Base Metal Trading SA v. Russian Aluminum

253 F. Supp. 2d 681 (S.D.N.Y. 2003)


This case involves allegations by Base Metal Trading SA and other plaintiffs against Russian Aluminum and various other defendants, relating to the illegal takeovers of two major Russian companies, Novokuznetsk Aluminum Zavod (NKAZ) and Kochkanarsky GOK (GOK). The plaintiffs claim these takeovers were accomplished through bribery, judicial corruption, and physical force, resulting in the bankruptcy of NKAZ and GOK. The takeovers were allegedly facilitated by sham bankruptcy proceedings overseen by corrupt local Russian judges. The plaintiffs seek over $3 billion for damages purportedly caused by the defendants' actions. The defendants moved to dismiss the complaint on several grounds, including forum non conveniens.

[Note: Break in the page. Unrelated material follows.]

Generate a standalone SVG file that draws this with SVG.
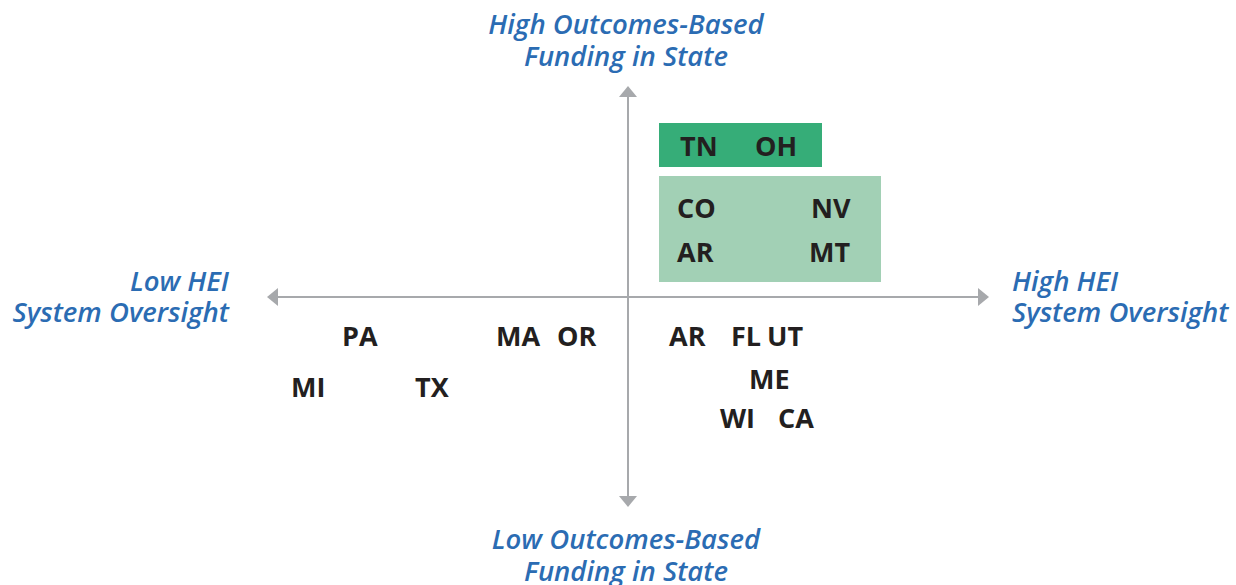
<svg xmlns="http://www.w3.org/2000/svg" width="1236" height="585" viewBox="0 0 1236 585">
  <style>
    .axis-label { font-family: "Open Sans", "Liberation Sans", sans-serif; font-style: italic; font-weight: 600; font-size: 27.5px; fill: #2b6cb3; }
    .state { font-family: "Open Sans", "Liberation Sans", sans-serif; font-weight: 700; font-size: 27px; fill: #231f20; }
    .axis { stroke: #a7a9ac; stroke-width: 2; fill: none; }
    .head { fill: #a7a9ac; }
  </style>
  <rect width="1236" height="585" fill="#ffffff"/>

  <!-- axes -->
  <g id="connectors">
    <line class="axis" x1="628" y1="96" x2="628" y2="497"/>
    <line class="axis" x1="278" y1="297" x2="979" y2="297"/>
    <polygon class="head" points="628,86 619,97 637,97"/>
    <polygon class="head" points="628,507 619,496 637,496"/>
    <polygon class="head" points="267,297 278,288 278,306"/>
    <polygon class="head" points="989,297 978,288 978,306"/>
  </g>

  <!-- axis labels -->
  <g id="label-top">
    <text class="axis-label" x="626" y="34" text-anchor="middle">High Outcomes-Based</text>
    <text class="axis-label" x="626" y="66" text-anchor="middle">Funding in State</text>
  </g>
  <g id="label-bottom">
    <text class="axis-label" x="626" y="549" text-anchor="middle">Low Outcomes-Based</text>
    <text class="axis-label" x="626" y="581" text-anchor="middle">Funding in State</text>
  </g>
  <g id="label-left">
    <text class="axis-label" x="229" y="291" text-anchor="end">Low HEI</text>
    <text class="axis-label" x="229" y="322" text-anchor="end">System Oversight</text>
  </g>
  <g id="label-right">
    <text class="axis-label" x="1012" y="291">High HEI</text>
    <text class="axis-label" x="1012" y="322">System Oversight</text>
  </g>

  <!-- top-right boxes -->
  <g id="box-dark">
    <rect x="659" y="123" width="163" height="44" fill="#36ad78"/>
    <text class="state" x="680" y="156">TN</text>
    <text class="state" x="755" y="156">OH</text>
  </g>
  <g id="box-light">
    <rect x="659" y="176" width="222" height="106" fill="#a2d0b5"/>
    <text class="state" x="677" y="218">CO</text>
    <text class="state" x="811" y="218">NV</text>
    <text class="state" x="677" y="262">AR</text>
    <text class="state" x="809" y="262">MT</text>
  </g>

  <!-- lower-left states -->
  <g id="states-lower-left">
    <text class="state" x="342" y="346">PA</text>
    <text class="state" x="496" y="346">MA</text>
    <text class="state" x="557" y="346">OR</text>
    <text class="state" x="291" y="397">MI</text>
    <text class="state" x="415" y="397">TX</text>
  </g>

  <!-- lower-right states -->
  <g id="states-lower-right">
    <text class="state" x="669" y="346">AR</text>
    <text class="state" x="731" y="346">FL</text>
    <text class="state" x="767" y="346">UT</text>
    <text class="state" x="749" y="389">ME</text>
    <text class="state" x="720" y="428">WI</text>
    <text class="state" x="778" y="428">CA</text>
  </g>
</svg>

The central issue was whether the case should be dismissed based on the doctrine of forum non conveniens, given that the alleged wrongful actions occurred in Russia, involved Russian companies, and implicated Russian judicial and political officials.


The court held in favor of the defendants, dismissing the case based on the doctrine of forum non conveniens. The court found that Russia was an adequate alternative forum for the dispute, considering the defendants' consent to jurisdiction and venue in Moscow, and their agreement to waive any statute of limitations defenses that had expired after the lawsuit was filed until 90 days after the dismissal became final.


The court reasoned that the plaintiffs' choice of forum in the United States was entitled to less deference because the majority of plaintiffs were foreign entities and the core events underlying the dispute occurred in Russia. The court evaluated the private and public interest factors outlined in Gulf Oil Corp. v. Gilbert, considering the ease of access to proof, the convenience of witnesses, and the application of foreign law. The court concluded that these factors overwhelmingly favored litigation in Russia. It noted that most evidence and witnesses were located in Russia, and that the application of Russian law would be necessary to resolve the dispute. The court also emphasized the strong interest of the Russian community in adjudicating the matter locally, given its significant implications for the Russian economy and judicial system. Consequently, the court found that dismissing the case in favor of litigation in Russia was appropriate under the doctrine of forum non conveniens.